Intent of the Original Receivership Court
The Court found no evidence suggesting that Judge Murray intended to delegate the authority to determine asset distribution to Judge Tauro. The lack of any explicit authorization from Judge Murray implied that the management of the receivership assets was intended to remain solely within his jurisdiction. The Court examined the procedural history and noted that while the Smith plaintiffs had pursued their claims in good faith, the framework for resolving those claims was already established in the receivership proceedings. Furthermore, the Court highlighted that Judge Murray had not indicated any desire for Judge Tauro to make determinations regarding the distribution of assets, thereby reinforcing the notion that such decisions should be made within the context of the original receivership. This alignment with the original court’s intentions was crucial to maintaining the orderly and equitable resolution of claims against the receivership assets.
Judicial Management and Efficiency
The Court underscored the importance of efficient judicial management in the context of receivership proceedings, noting that the resolution of asset distribution should be handled in a single forum to avoid confusion and conflict. The Court recognized that the receivership had experienced delays and that the proceedings had occasionally become complicated. However, it also noted that the receiver, Bickford, had recently taken steps to expedite the distribution process and that Judge Murray had not yet approved a final distribution plan.
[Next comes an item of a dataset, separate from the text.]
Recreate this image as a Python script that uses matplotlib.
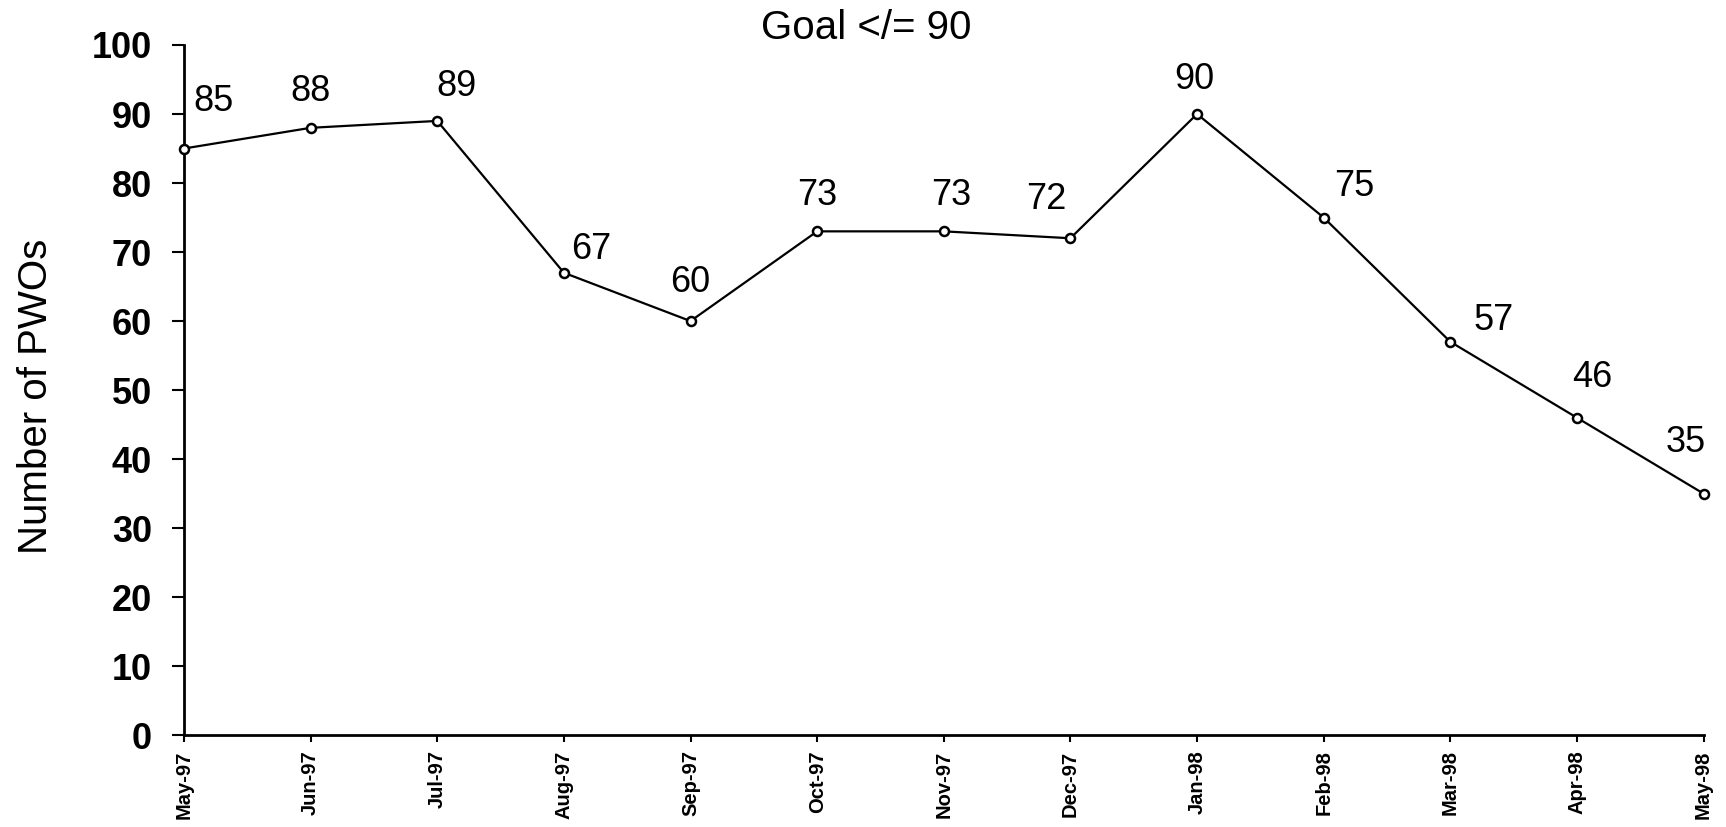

The Court reasoned that while the Smith plaintiffs expressed concerns about the efficiency of the proceedings, such concerns did not justify circumventing the established judicial process. By affirming the need for a centralized approach to the distribution of receivership assets, the Court aimed to preserve the integrity and fairness of the judicial process as it related to all claimants.
Modification of Judge Tauro's Judgment
The Court ultimately decided to modify Judge Tauro's judgment by striking the portion that ordered the receiver to pay the Smith plaintiffs immediately and with priority. This modification was based on the understanding that the appropriate forum for determining payment priorities was the receivership court, where all claimants could be considered equitably. The Court clarified that while the Smith plaintiffs were entitled to a judgment against the AIRCO defendants, the specifics of how and when they would be paid from the receivership assets should be left to Judge Murray's discretion. The Court expressed confidence that the receiver would act expeditiously to formulate a distribution plan that would take into account any special considerations for the Smith plaintiffs, if warranted. By doing so, the Court aimed to ensure a fair and orderly resolution of claims against the receivership assets, ultimately protecting the interests of all defrauded investors involved in the case.